Il y a ceux qui sont offerts. On se demande toujours la motivation d’un tel cadeau qui est souvent une image de soi que l’autre propose. Mais est-ce intéressant ? En tous cas, il vaut mieux le lire, au moins la quatrième de couverture, pour pouvoir répondre à la question qui tue : « Alors, ça t’a plu ? ».
Il y a ceux qui sont envoyés gratuitement, ce que j’ai expérimenté cette année avec le Prix des lecteurs de L’Express. On les lit avec une telle concentration qu’on pense davantage à ce que l’on va écrire qu’à ce que l’on est en train de lire.
Il y a ceux que l’on trouve à la bibliothèque du quartier, que l’on prend par hasard, parce qu’il est en bien en vue, ou parce que le titre est plaisant. Pas grave si on se trompe, on peut interrompre la lecture dès la dixième page. Ou bien on poursuit jusqu’au bout, émerveillé par la surprise… C’est ainsi que j’ai eu parmi mes plus belles émotions de lecteur.
La semaine dernière, j’ai pris à la bibliothèque François Villon du Xème arrondissement à Paris deux livres choisis pour des raisons plutôt superficielles : des livres courts pour être casé facilement dans mon emploi du temps surchargé de retraité, des auteurs que je ne connaissais pas du tout, des quatrièmes de couverture qui annonçaient un sujet qui a priori m’intéressait.
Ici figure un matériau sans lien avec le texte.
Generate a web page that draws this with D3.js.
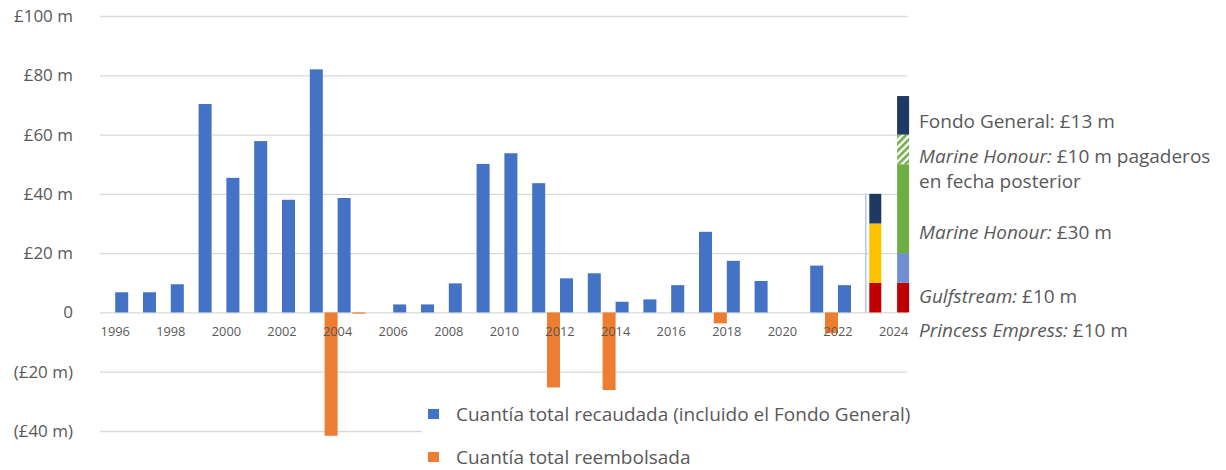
<!DOCTYPE html>
<html>
<head>
<meta charset="utf-8">
<script src="https://cdn.jsdelivr.net/npm/d3@7"></script>
<style>
  body { margin: 0; background: #fff; }
  svg text { font-family: "Open Sans", "Noto Sans", sans-serif; fill: #595959; }
</style>
</head>
<body>
<script>
// years on the category axis
var years = ["1996","1997","1998","1999","2000","2001","2002","2003","2004","2005",
             "2006","2007","2008","2009","2010","2011","2012","2013","2014","2015",
             "2016","2017","2018","2019","2020","2021","2022","2023","2024"];
// £ m raised (incl. General Fund)
var raised = [6.8, 6.8, 9.5, 70.3, 45.4, 57.8, 38, 82, 38.6, 0,
              2.7, 2.7, 9.8, 50.1, 53.7, 43.6, 11.5, 13.2, 3.6, 4.4,
              9.2, 27.2, 17.4, 10.6, 0, 15.8, 9.2, null, null];
// £ m refunded
var refunded = [0, 0, 0, 0, 0, 0, 0, 0, -41.6, -0.4,
                0, 0, 0, 0, 0, 0, -25.3, 0, -26.2, 0,
                0, 0, -3.7, 0, 0, 0, -7, null, null];
// 2023 / 2024 breakdown, bottom to top
var stackYears = ["2023", "2024"];
var segRed = [10, 10];
var segYellow = [20, 0];
var segLightBlue = [0, 10];
var segGreen = [0, 30];
var segHatched = [0, 10];
var segNavy = [10, 13];
var yTicks = [-40, -20, 0, 20, 40, 60, 80, 100];
var legendLabels = ["Cuantía total recaudada (incluido el Fondo General)", "Cuantía total reembolsada"];

var W = 1226, H = 470;
var svg = d3.select("body").append("svg").attr("width", W).attr("height", H);

var defs = svg.append("defs");
var pat = defs.append("pattern")
  .attr("id", "hatch").attr("patternUnits", "userSpaceOnUse")
  .attr("width", 5).attr("height", 5)
  .attr("patternTransform", "rotate(45)");
pat.append("rect").attr("width", 5).attr("height", 5).attr("fill", "#fff");
pat.append("rect").attr("width", 2.6).attr("height", 5).attr("fill", "#70ad47");

var x = d3.scaleBand().domain(years).range([101.3, 907.5]);
var y = d3.scaleLinear().domain([-40, 100]).range([431, 16]);
var barW = 13;

// grid
svg.append("g")
  .attr("transform", "translate(100,0)")
  .call(d3.axisLeft(y).tickValues(yTicks).tickSize(-807.5).tickFormat(""))
  .call(function(g) {
    g.select(".domain").remove();
    g.selectAll("line").attr("stroke", "#d9d9d9").attr("stroke-width", 1.3);
  });

// y labels
svg.append("g")
  .attr("transform", "translate(73,0)")
  .call(d3.axisLeft(y).tickValues(yTicks).tickSize(0).tickPadding(0)
    .tickFormat(function(d) { return d === 0 ? "0" : d < 0 ? "(£" + (-d) + " m)" : "£" + d + " m"; }))
  .call(function(g) {
    g.select(".domain").remove();
    g.selectAll("text").style("font-size", "17px").attr("fill", "#595959");
  });

// raised bars
svg.append("g").selectAll("rect")
  .data(years.map(function(yr, i) { return {yr: yr, v: raised[i]}; }).filter(function(d) { return d.v; }))
  .enter().append("rect")
  .attr("x", function(d) { return x(d.yr) + x.bandwidth() / 2; })
  .attr("width", barW)
  .attr("y", function(d) { return y(d.v); })
  .attr("height", function(d) { return y(0) - y(d.v); })
  .attr("fill", "#4472c4");

// refunded bars
svg.append("g").selectAll("rect")
  .data(years.map(function(yr, i) { return {yr: yr, v: refunded[i]}; }).filter(function(d) { return d.v; }))
  .enter().append("rect")
  .attr("x", function(d) { return x(d.yr) + x.bandwidth() / 2 - barW; })
  .attr("width", barW)
  .attr("y", y(0))
  .attr("height", function(d) { return Math.max(1, y(d.v) - y(0)); })
  .attr("fill", "#ed7d31");

// separator before the 2023/2024 breakdown
svg.append("line")
  .attr("x1", x("2023") + x.bandwidth() / 2).attr("x2", x("2023") + x.bandwidth() / 2)
  .attr("y1", y(40)).attr("y2", y(0))
  .attr("stroke", "#b4c7e7").attr("stroke-width", 1.5);

// stacked breakdown
var stackRows = stackYears.map(function(yr, i) {
  return {yr: yr, red: segRed[i], yellow: segYellow[i], lightblue: segLightBlue[i],
          green: segGreen[i], hatched: segHatched[i], navy: segNavy[i]};
});
var keys = ["red", "yellow", "lightblue", "green", "hatched", "navy"];
var fills = {red: "#c00000", yellow: "#ffc000", lightblue: "#6f8fd0", green: "#70ad47",
             hatched: "url(#hatch)", navy: "#203864"};
var stacked = d3.stack().keys(keys)(stackRows);
svg.append("g").selectAll("g")
  .data(stacked).enter().append("g")
  .attr("fill", function(s) { return fills[s.key]; })
  .selectAll("rect")
  .data(function(s) { return s.filter(function(d) { return d[1] > d[0]; }); })
  .enter().append("rect")
  .attr("x", function(d) { return x(d.data.yr) + x.bandwidth() / 2 + 3.5; })
  .attr("width", 12)
  .attr("y", function(d) { return y(d[1]); })
  .attr("height", function(d) { return y(d[0]) - y(d[1]); });

// x labels (every other year)
svg.append("g")
  .attr("transform", "translate(0," + y(0) + ")")
  .call(d3.axisBottom(x).tickValues(years.filter(function(d, i) { return i % 2 === 0; }))
    .tickSize(0).tickPadding(14.5))
  .call(function(g) {
    g.select(".domain").remove();
    g.selectAll("text").style("font-size", "12.8px").attr("fill", "#595959");
  });

// annotations for the breakdown
var notes = [
  {v: 62.2, parts: [["Fondo General: ", false], ["£13 m", false]]},
  {v: 50.3, parts: [["Marine Honour: ", true], ["£10 m pagaderos", false]]},
  {v: 41.9, parts: [["en fecha posterior", false]]},
  {v: 24.8, parts: [["Marine Honour: ", true], ["£30 m", false]]},
  {v: 3.3, parts: [["Gulfstream: ", true], ["£10 m", false]]},
  {v: -8.2, parts: [["Princess Empress: ", true], ["£10 m", false]]}
];
var nt = svg.append("g").selectAll("text").data(notes).enter().append("text")
  .attr("x", 919).attr("y", function(d) { return y(d.v); })
  .style("font-size", "19px");
nt.selectAll("tspan").data(function(d) { return d.parts; }).enter().append("tspan")
  .style("font-style", function(p) { return p[1] ? "italic" : "normal"; })
  .text(function(p) { return p[0]; });

// legend
var lg = svg.append("g");
lg.append("rect").attr("x", 422).attr("y", 390).attr("width", 510).attr("height", 80).attr("fill", "#fff");
var li = lg.selectAll("g.item").data(legendLabels).enter().append("g")
  .attr("transform", function(d, i) { return "translate(428," + (409 + i * 43) + ")"; });
li.append("rect").attr("width", 11).attr("height", 10)
  .attr("fill", function(d, i) { return i === 0 ? "#4472c4" : "#ed7d31"; });
li.append("text").attr("x", 28).attr("y", 12).style("font-size", "19px")
  .text(function(d) { return d; });
</script>
</body>
</html>
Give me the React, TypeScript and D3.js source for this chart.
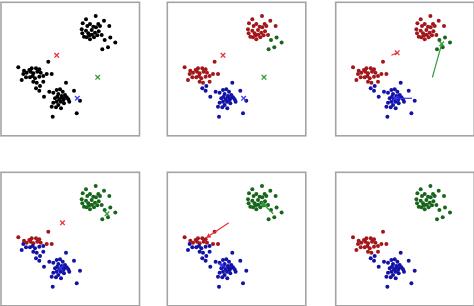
import React from "react";
import * as d3 from "d3";

// Sample coordinates (data units, y grows downward inside each frame)
const upperCluster: [number, number][] = [
  [94.7, 13.7], [85, 17], [81.7, 21], [89, 21.7], [103, 18.4], [97.3, 21.7], [92.3, 24.4], [86.3, 23.7],
  [80.7, 27], [99, 23.7], [95, 25], [108.3, 23.7], [90.7, 27.7], [85, 28.4], [81.3, 31], [87.3, 31],
  [94, 30.4], [97.7, 29], [100.7, 32.7], [85.7, 35], [89, 37], [93, 35], [88.3, 33], [91, 32.4],
  [96.3, 33], [83, 34.4], [103.7, 37.7], [109.3, 35.3], [114.3, 40.3], [107, 45], [101.3, 47],
];

const leftCluster: [number, number][] = [
  [17.3, 65], [23, 68.4], [28.3, 67.7], [30.7, 66], [35, 66], [38.3, 67], [25.7, 70.4], [29.7, 69.4],
  [32.3, 71], [36.3, 69.4], [39.7, 70.4], [45.7, 71.7], [50.7, 71.7], [47.3, 59.4], [22.3, 71.7],
  [20.7, 77.7], [25, 75], [29, 75], [31.7, 73.7], [34, 76], [38.3, 74.4], [42.3, 73.7], [32.3, 79.4],
  [35.7, 80.4], [42.3, 79.4], [39, 83.7], [35, 86], [38.3, 88.4], [43, 94.4],
];

const lowerCluster: [number, number][] = [
  [65, 80.4], [73, 88.4], [48.3, 89.4], [52.3, 90.4], [55.7, 87.7], [59, 87], [61.7, 89.4], [57.3, 91.7],
  [60.7, 93.7], [64, 92.7], [65.7, 95], [67.3, 97], [54, 96], [58.3, 97], [62.3, 97.7], [59.7, 99.4],
  [55.7, 99.4], [52.3, 100.4], [57.3, 102.7], [63, 101], [50.7, 104.4], [55, 105], [60, 106],
  [51.7, 114.4], [75.7, 111], [79, 98.4], [68.3, 99.4], [60.7, 95], [56.3, 94.4], [63.3, 96],
];

// Cluster labels per iteration (k = unassigned, r/g/b = cluster)
const upperLabels = [
  "kkkkk kkkkk kkkkk kkkkk kkkkk kkkkk k",
  "rrrrr rrrrr rrrrr rrrrr rrrrr r ggggg",
  "ggggg ggggg ggggg ggggg ggggg ggggg g",
  "ggggg ggggg ggggg ggggg ggggg ggggg g",
];
const leftLabels = [
  "kkkkk kkkkk kkkkk kkkkk kkkkk kkkk",
  "rrrrr rrrrr rrrrr rrrrr rrrrr bbbb",
  "rrrrr rrrrr rrrr bbbbb bbbbb bbbbb",
  "rrrrr rrrrr rrrrr rrrrr rrrrr bbbb",
];
const lowerLabels = [
  "kkkkk kkkkk kkkkk kkkkk kkkkk kkkkk",
  "bbbbb bbbbb bbbbb bbbbb bbbbb bbbbb",
  "bbbbb bbbbb bbbbb bbbbb bbbbb bbbbb",
  "bbbbb bbbbb bbbbb bbbbb bbbbb bbbbb",
];

// Centroid positions after each update step
const centroidRed: [number, number][] = [[55.7, 53], [61.5, 50.5], [39, 65.5]];
const centroidGreen: [number, number][] = [[96.7, 75], [106, 41.5], [94, 30]];
const centroidBlue: [number, number][] = [[76.3, 96], [59.5, 96], [51.6, 91.1]];

// Panel sequence: which labelling, which centroid step, and how the centroids move
type Panel = { labels: number; marks: number | null; move: "none" | "line" | "arrow"; from?: number; to?: number };
const panels: Panel[] = [
  { labels: 0, marks: 0, move: "none" },
  { labels: 1, marks: 0, move: "none" },
  { labels: 1, marks: 1, move: "line", from: 0, to: 1 },
  { labels: 2, marks: 1, move: "none" },
  { labels: 2, marks: null, move: "arrow", from: 1, to: 2 },
  { labels: 3, marks: null, move: "none" },
];

const pointColor: Record<string, string> = { k: "#000000", r: "#a3161a", g: "#17661c", b: "#1212a6" };
const markColor: Record<string, string> = { r: "#e5323a", g: "#2f9a36", b: "#3a3af2" };

const W = 474;
const H = 306;
const colX = [1, 167.3, 335.7];
const rowY = [2.3, 172.3];
const PW = 138.5;
const PH = 133.5;

const clean = (s: string) => s.replace(/ /g, "");

export default function App() {
  const x = d3.scaleLinear().domain([0, 138.5]).range([0, PW]);
  const y = d3.scaleLinear().domain([0, 133.5]).range([0, PH]);

  const points = [...upperCluster, ...leftCluster, ...lowerCluster];
  const labelSets = [0, 1, 2, 3].map(
    (i) => clean(upperLabels[i]) + clean(leftLabels[i]) + clean(lowerLabels[i])
  );

  const centroids: Record<string, [number, number][]> = { r: centroidRed, g: centroidGreen, b: centroidBlue };
  const keys = ["r", "g", "b"];

  const cross = (cx: number, cy: number, color: string, key: string) => {
    const s = 2.3;
    return (
      <g key={key} stroke={color} strokeWidth={1.3}>
        <line x1={cx - s} y1={cy - s} x2={cx + s} y2={cy + s} />
        <line x1={cx - s} y1={cy + s} x2={cx + s} y2={cy - s} />
      </g>
    );
  };

  return (
    <svg
      width={W}
      height={H}
      style={{ position: "absolute", left: 0, top: 0, background: "#ffffff" }}
      fontFamily="DejaVu Sans"
    >
      <defs>
        {keys.map((k) => (
          <marker
            key={k}
            id={`head-${k}`}
            viewBox="0 0 10 10"
            refX={9}
            refY={5}
            markerUnits="userSpaceOnUse"
            markerWidth={6}
            markerHeight={5}
            orient="auto"
          >
            <path d="M0,0 L10,5 L0,10 z" fill={markColor[k]} />
          </marker>
        ))}
      </defs>
      {panels.map((p, i) => {
        const gx = colX[i % 3];
        const gy = rowY[Math.floor(i / 3)];
        const labels = labelSets[p.labels];
        return (
          <g key={i} transform={`translate(${gx},${gy})`}>
            <rect x={0} y={0} width={PW} height={PH} fill="#ffffff" stroke="#a4a4a4" strokeWidth={1.6} />
            {points.map((pt, j) => (
              <circle key={j} cx={x(pt[0])} cy={y(pt[1])} r={2} fill={pointColor[labels[j]]} />
            ))}
            {p.move !== "none" &&
              keys.map((k) => {
                const a = centroids[k][p.from as number];
                const b = centroids[k][p.to as number];
                return (
                  <line
                    key={`m-${k}`}
                    x1={x(a[0])}
                    y1={y(a[1])}
                    x2={x(b[0])}
                    y2={y(b[1])}
                    stroke={markColor[k]}
                    strokeWidth={1.2}
                    markerEnd={p.move === "arrow" ? `url(#head-${k})` : undefined}
                  />
                );
              })}
            {p.marks !== null &&
              keys.map((k) => {
                const c = centroids[k][p.marks as number];
                return cross(x(c[0]), y(c[1]), markColor[k], `c-${k}`);
              })}
          </g>
        );
      })}
    </svg>
  );
}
Nina par hasard de Michèle Lesbre (Sabine Wespieser Editeur) donne la parole à Nina, jeune fille un peu perdue du Nord, apprentie coiffeuse. Elle vit avec sa mère, Suzy, ouvrière dans une des rares usines textiles qui restent dans cette région. Suzy a une vie amoureuse agitée, sous le regard légèrement désapprobateur de sa fille. Nina voudrait fuir un quotidien qui s’annonce assez gris, elle se réfugie dans le souvenir flou et fort de son père qui a disparu depuis longtemps, et de son grand-père qui cultivait son jardin et ses racines. Elle cherche un ailleurs, une virée au bord de la mer, une sortie au théâtre… Suzy, elle, partage avec ses amies ouvrières les discussions sur les hommes et l’amour impossible, mais aussi le labeur répétitif et exténuant de l’usine sous la surveillance tyrannique et malveillante du petit chef et du patron. La grève éclate …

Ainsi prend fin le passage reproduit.